Untuk novel Gomawoyo Chef! meskipun saya menggunakan system tematik, tetap saya gabungkan dengan pola atau cara pertama, yakni membangun karakter. Karena itu, karakter tokoh dalam novel terjaga konsistensinya dan terhindar dari logika cerita yang mengada-ada.
Demikian dua cara yang biasa saya gunakan ketika membuat awal novel.
Berdasarkan cara yang ada, maka kita dapat membuat beberapa langkah untuk menulis, yakni :
- Buatlah terlebih dahulu karakter (penjelasannya ada di tulisan lain, berjudul Tips Membuat Karakter Pada Novel Anak).
- Membuat Tema utama, misalnya Anak Band dan Alien (contoh Novel The Cousins)
- Lalu dipretelin atau dipecah menjadi beberapa bab. Seperti Bab 1 judulnya Alex dan Radio.
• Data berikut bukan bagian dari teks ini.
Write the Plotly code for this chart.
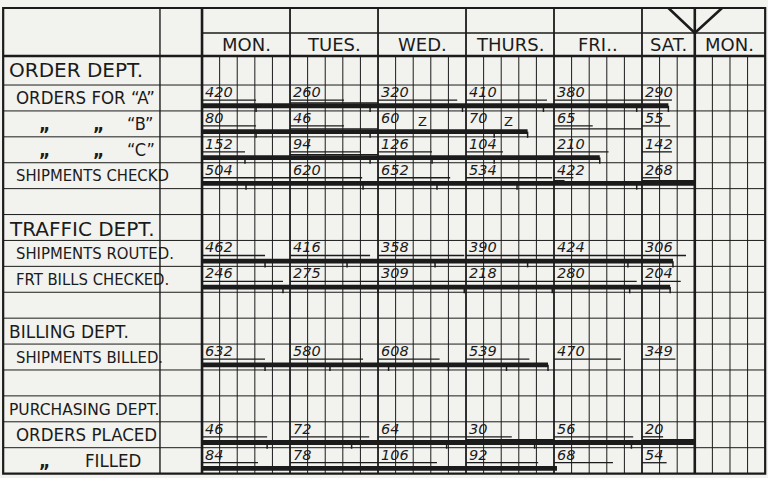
import plotly.graph_objects as go

# ---- layout of the sheet (grid units: 1 unit = one small column, 1 row = one line)
days = ["MON.", "TUES.", "WED.", "THURS.", "FRI..", "SAT.", "MON."]
day_units = [5, 5, 5, 5, 5, 3, 4]
n_rows = 16

dept_rows = [0, 6, 10, 13]
dept_names = ["ORDER DEPT.", "TRAFFIC DEPT.", "BILLING DEPT.", "PURCHASING DEPT."]

item_rows = [1, 2, 3, 4, 7, 8, 11, 14, 15]
item_names = ["ORDERS FOR “A”", "“B”", "“C”", "SHIPMENTS CHECKD",
              "SHIPMENTS ROUTED.", "FRT BILLS CHECKED.", "SHIPMENTS BILLED.",
              "ORDERS PLACED", "FILLED"]

# ---- values written on the chart, one list per activity row (MON..SAT)
daily = [
    [420, 260, 320, 410, 380, 290],
    [80, 46, 60, 70, 65, 55],
    [152, 94, 126, 104, 210, 142],
    [504, 620, 652, 534, 422, 268],
    [462, 416, 358, 390, 424, 306],
    [246, 275, 309, 218, 280, 204],
    [632, 580, 608, 539, 470, 349],
    [46, 72, 64, 30, 56, 20],
    [84, 78, 106, 92, 68, 54],
]

# end of the light daily line (grid units), None = no work that day
thin_end = [
    [3.07, 8.07, 14.5, 19.6, 25.0, 26.7],
    [3.07, 8.07, None, None, 22.2, 26.6],
    [2.44, 9.03, 13.07, 17.1, 23.1, 26.7],
    [5.0, 9.1, 14.1, 19.9, 21.1, 26.0],
    [3.58, 9.55, 14.9, 20.0, 25.0, 27.5],
    [4.6, 10.0, 15.0, 20.0, 24.7, 27.2],
    [3.58, 9.15, 13.5, 18.6, 23.8, 26.9],
    [3.7, 9.5, 15.0, 17.6, 24.5, 26.2],
    [3.18, 10.0, 13.35, 19.1, 23.35, 26.4],
]
# second light line where one is drawn
thin2_end = [
    [None, 10.0, None, None, None, None],
    [None, 10.0, None, None, 25.0, None],
    [None, 10.0, None, None, None, None],
    [None, None, None, None, 20.6, 28.0],
    [None, None, None, None, None, None],
    [None, None, None, None, None, None],
    [None, None, None, None, None, None],
    [None, None, None, 20.0, None, 28.0],
    [None, None, None, None, None, None],
]

# heavy cumulative line end and its tick marks
cum_end = [26.5, 18.5, 22.6, 28.0, 26.76, 26.6, 19.66, 28.0, 20.17]
ticks = [
    [3.07, 9.55, 14.8, 19.4, 24.7, 26.5],
    [3.07, 9.55, 16.6, 18.5],
    [2.44, 9.55, 13.07, 16.6, 22.6],
    [2.5, 9.15, 13.35, 17.9, 24.7],
    [3.58, 8.24, 13.24, 18.5, 24.2, 26.76],
    [4.6, 10.0, 14.9, 19.9, 24.3, 26.6],
    [3.58, 7.27, 10.6, 14.0, 17.3, 19.66],
    [3.7, 8.5, 13.9, 18.9, 24.4],
    [],
]

# idle marks ("Z") : activity row index, x position
idle_row = [1, 1]
idle_x = [12.5, 17.4]

INK = "#1b1b1b"
PAPER = "#f2f2ef"
X_LEFT = -11.3      # left border of the sheet
X_SPLIT = -2.39     # divider between label and blank column
Y_TOP = -1.853
Y_DAYS = -0.888
FIRST_ROW_EXTRA = 0.12   # the first line of the sheet is a little deeper

day_start = [0]
for u in day_units:
    day_start.append(day_start[-1] + u)
X_RIGHT = day_start[-1]


def top(r):
    return r + (FIRST_ROW_EXTRA if r >= 1 else 0)


Y_BOTTOM = top(n_rows)

fig = go.Figure()
shapes = []


def line(x0, y0, x1, y1, w):
    shapes.append(dict(type="line", xref="x", yref="y", x0=x0, y0=y0, x1=x1, y1=y1,
                       line=dict(color=INK, width=w), layer="below"))


# small column lines
for u in range(X_RIGHT + 1):
    if u not in day_start:
        line(u, 0, u, Y_BOTTOM, 1)
# day boundaries
for u in day_start[:-1]:
    line(u, Y_TOP, u, Y_BOTTOM, 2.6 if u in (0, 28) else 1.8)
line(X_SPLIT, Y_TOP, X_SPLIT, Y_BOTTOM, 1.4)
# horizontal rules
line(0, Y_DAYS, X_RIGHT, Y_DAYS, 1.4)
line(X_LEFT, 0, X_RIGHT, 0, 2.4)
for r in range(1, n_rows):
    line(X_LEFT, top(r), X_RIGHT, top(r), 1)
# outer border
shapes.append(dict(type="rect", xref="x", yref="y", x0=X_LEFT, y0=Y_TOP, x1=X_RIGHT, y1=Y_BOTTOM,
                   line=dict(color=INK, width=2.2), layer="below"))

# "today" marker above end of Saturday
fig.add_trace(go.Scatter(x=[26.5, 28, 29.55], y=[Y_TOP, Y_DAYS, Y_TOP], mode="lines",
                         line=dict(color=INK, width=2.6), hoverinfo="skip", showlegend=False))

# light and heavy lines
tx, ty, hx, hy, kx, ky = [], [], [], [], [], []
for i, r in enumerate(item_rows):
    y0 = top(r)
    for d in range(6):
        if thin_end[i][d] is not None:
            tx += [day_start[d], thin_end[i][d], None]
            ty += [y0 + 0.58, y0 + 0.58, None]
        if thin2_end[i][d] is not None:
            tx += [day_start[d], thin2_end[i][d], None]
            ty += [y0 + 0.69, y0 + 0.69, None]
    hx += [0, cum_end[i], None]
    hy += [y0 + 0.8, y0 + 0.8, None]
    for t in ticks[i]:
        kx += [t, t, None]
        ky += [y0 + 0.8, y0 + 1.04, None]

fig.add_trace(go.Scatter(x=tx, y=ty, mode="lines", line=dict(color=INK, width=1.3),
                         hoverinfo="skip", showlegend=False))
fig.add_trace(go.Scatter(x=hx, y=hy, mode="lines", line=dict(color=INK, width=4.8),
                         hoverinfo="skip", showlegend=False))
fig.add_trace(go.Scatter(x=kx, y=ky, mode="lines", line=dict(color=INK, width=1.5),
                         hoverinfo="skip", showlegend=False))

annotations = []
NARROW = "DejaVu Sans Condensed, Liberation Sans Narrow, DejaVu Sans, sans-serif"
WIDE = "DejaVu Sans, sans-serif"


def text(x, y, s, size, family=NARROW, anchor="left", style="normal"):
    annotations.append(dict(x=x, y=y, xref="x", yref="y", text=s, showarrow=False,
                            xanchor=anchor, yanchor="middle",
                            font=dict(family=family, size=size, color=INK, style=style)))


# day headings
for d, name in enumerate(days):
    text((day_start[d] + day_start[d + 1]) / 2, -0.46, name, 18, WIDE, "center")

# department and item labels (hand lettering differs in width from line to line)
dept_sizes = [20, 20, 17, 15.5]
for r, name, sz in zip(dept_rows, dept_names, dept_sizes):
    text(-11.1, top(r) + 0.55, name, sz, WIDE)
for r, name in zip(item_rows, item_names):
    y0 = top(r)
    if name in ("“B”", "“C”"):
        text(-9.4, y0 + 0.52, "<b>„</b>", 19)
        text(-6.3, y0 + 0.52, "<b>„</b>", 19)
        text(-4.35, y0 + 0.5, name, 18)
    elif name == "FILLED":
        text(-9.4, y0 + 0.52, "<b>„</b>", 19)
        text(-6.75, y0 + 0.5, name, 18.5)
    else:
        text(-10.7, y0 + 0.5, name, 16.5 if len(name) > 14 else 18.5)

# daily figures
for i, r in enumerate(item_rows):
    for d in range(6):
        text(day_start[d] + 0.03, top(r) + 0.27, str(daily[i][d]), 14.5, WIDE, style="italic")
for r_i, x in zip(idle_row, idle_x):
    text(x, top(item_rows[r_i]) + 0.42, "Z", 13, WIDE, "center")

fig.update_layout(
    width=768, height=478,
    margin=dict(l=0, r=0, t=0, b=0),
    paper_bgcolor=PAPER, plot_bgcolor=PAPER,
    shapes=shapes, annotations=annotations,
    xaxis=dict(range=[-11.48, 32.16], visible=False, fixedrange=True),
    yaxis=dict(range=[16.29, -2.162], visible=False, fixedrange=True),
)

fig.write_html("out.html", config={"displayModeBar": False},
               post_script="document.body.style.margin = '0';")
Bab 2 berjudul Kedatangan Vito, dan seterusnya.
- Setiap judul bab tersebut buat deskripsi bab sebanyak 3-4 kalimat.
Nah, dengan bermodalkan 1 tema besar, 10 bab sub judul dengan deskrispi, karakter yang sudah dibuat (jumlah karakter boleh bebas, umumnya 1-2 tokoh utama protogonis, 1-2 tokoh utama antagonis dan 1-2 orang tokoh pendukung – tergantung jumlah halaman), maka, kita sudah bisa mulai menulis novel anak 40 -100 halaman.
Dan Ingat… jika karakter yang jadi pegangan kita, jangan takut untuk menggganti outline yang sudah kita buat.
Sebaliknya, jika outline yang jadi pegangan kita, hati-hati ketika memasukkan karakter, pastikan tidak bolong logikanya.